The core premise of this paradigm is that management excellence is fundamentally tied to creating/enabling organisational contexts that build human strengths and unlock the positive and generative dynamics of vibrant human communities

Now consider the following:

5 ways to improve relationships:
• Listen
• Acknowledge his or her feelings
• Don’t criticise
• Be interested in his or her point of view
• Don’t react normally

Do you agree that the first quote is needlessly complicated? I think that it means that managers are supposed to create conditions at work where people are able to use their strengths and generally flourish.

Do you agree that the second quote is needlessly simplistic? Each of the five recommendations is tough - and the last one well nigh impossible. Can you imagine what it would be like, say, on the brink of a humdinger of an argument with a colleague or your partner, to think to yourself, “What could I do differently?”
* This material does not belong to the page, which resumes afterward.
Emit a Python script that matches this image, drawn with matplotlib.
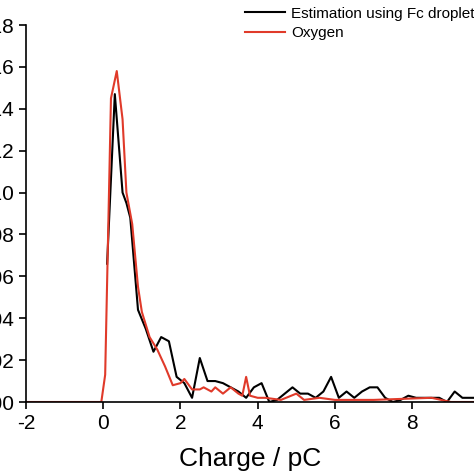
import matplotlib.pyplot as plt

plt.rcParams['font.family'] = ['Liberation Sans', 'DejaVu Sans']
plt.rcParams['axes.unicode_minus'] = False

fc_x = [0.1, 0.3, 0.5, 0.6, 0.7, 0.9, 1.1, 1.3, 1.5, 1.7, 1.9, 2.1, 2.3, 2.5, 2.7,
        2.9, 3.1, 3.3, 3.5, 3.7, 3.9, 4.1, 4.3, 4.5, 4.7, 4.9, 5.1, 5.3, 5.5, 5.7,
        5.9, 6.1, 6.3, 6.5, 6.7, 6.9, 7.1, 7.3, 7.5, 7.7, 7.9, 8.1, 8.3, 8.5, 8.7,
        8.9, 9.1, 9.3, 9.6]
fc_y = [0.066, 0.147, 0.100, 0.095, 0.088, 0.044, 0.035, 0.024, 0.031, 0.029,
        0.012, 0.009, 0.002, 0.021, 0.010, 0.010, 0.009, 0.007, 0.005, 0.002,
        0.007, 0.009, 0.000, 0.001, 0.004, 0.007, 0.004, 0.004, 0.002, 0.005,
        0.012, 0.002, 0.005, 0.002, 0.005, 0.007, 0.007, 0.002, 0.000, 0.001,
        0.003, 0.002, 0.002, 0.002, 0.002, 0.000, 0.005, 0.002, 0.002]

ox_x = [-2.0, -0.05, 0.05, 0.2, 0.35, 0.5, 0.6, 0.75, 0.9, 1.0, 1.2, 1.4, 1.6,
        1.8, 2.0, 2.1, 2.3, 2.5, 2.6, 2.8, 2.9, 3.1, 3.3, 3.5, 3.6, 3.7, 3.8,
        4.0, 4.2, 4.6, 5.0, 5.2, 5.6, 6.0, 6.5, 7.0, 8.5, 9.0, 9.6]
ox_y = [0.0, 0.0, 0.013, 0.145, 0.158, 0.135, 0.100, 0.085, 0.055, 0.043,
        0.031, 0.025, 0.017, 0.008, 0.009, 0.011, 0.006, 0.006, 0.007, 0.005,
        0.007, 0.004, 0.007, 0.004, 0.003, 0.012, 0.003, 0.002, 0.002, 0.001,
        0.004, 0.001, 0.002, 0.001, 0.001, 0.001, 0.002, 0.000, 0.000]

fig = plt.figure(figsize=(4.74, 4.74), dpi=100)
ax = fig.add_axes([26 / 474, 1 - 402 / 474, 1 - 26 / 474, (402 - 25) / 474])

ax.plot(fc_x, fc_y, color='black', lw=1.5, label='Estimation using Fc droplets as')
ax.plot(ox_x, ox_y, color='#e03a2a', lw=1.5, label='Oxygen')

ax.set_xlim(-2, 9.6)
ax.set_ylim(0, 0.18)
ax.set_xticks([-2, 0, 2, 4, 6, 8])
ax.set_yticks([0.0, 0.02, 0.04, 0.06, 0.08, 0.10, 0.12, 0.14, 0.16, 0.18])
ax.set_yticklabels(['0.00', '0.02', '0.04', '0.06', '0.08', '0.10', '0.12',
                    '0.14', '0.16', '0.18'])
ax.tick_params(labelsize=15, length=5, width=1.2)
for s in ['top', 'right']:
    ax.spines[s].set_visible(False)
for s in ['left', 'bottom']:
    ax.spines[s].set_linewidth(1.2)
ax.set_xlabel('Charge / pC', fontsize=19, labelpad=10)

ax.legend(loc='upper left', bbox_to_anchor=(236 / 474, 1.005),
          bbox_transform=fig.transFigure, frameon=False, fontsize=11,
          handlelength=2.6, handletextpad=0.4, borderpad=0.1, labelspacing=0.35)

fig.savefig('out.png', dpi=100)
Surely this would be a remarkable feat of self-control? Just consider the possibilities. Instead of looking serious, you’d look cheerful; instead of raising your voice, you’d whisper; instead of interrupting them, you’d hear them out; instead of shaking your head, you’d nod…and so on.

Avoiding your ‘normal’ reactions would, first, call for superhuman self-control and, second, run the risk of exacerbating the situation.

I keep thinking that there must be a happy medium where complicated things can be expressed in a simple way but not become so simple that it is banal. I have a friend who maintains that if it is simple then it is likely to be practical, if it is practical then it is likely to get used, if it is used then it is likely to make a difference.

Still, perhaps we all need a health warning: “This may sound simple, but it is not easy”.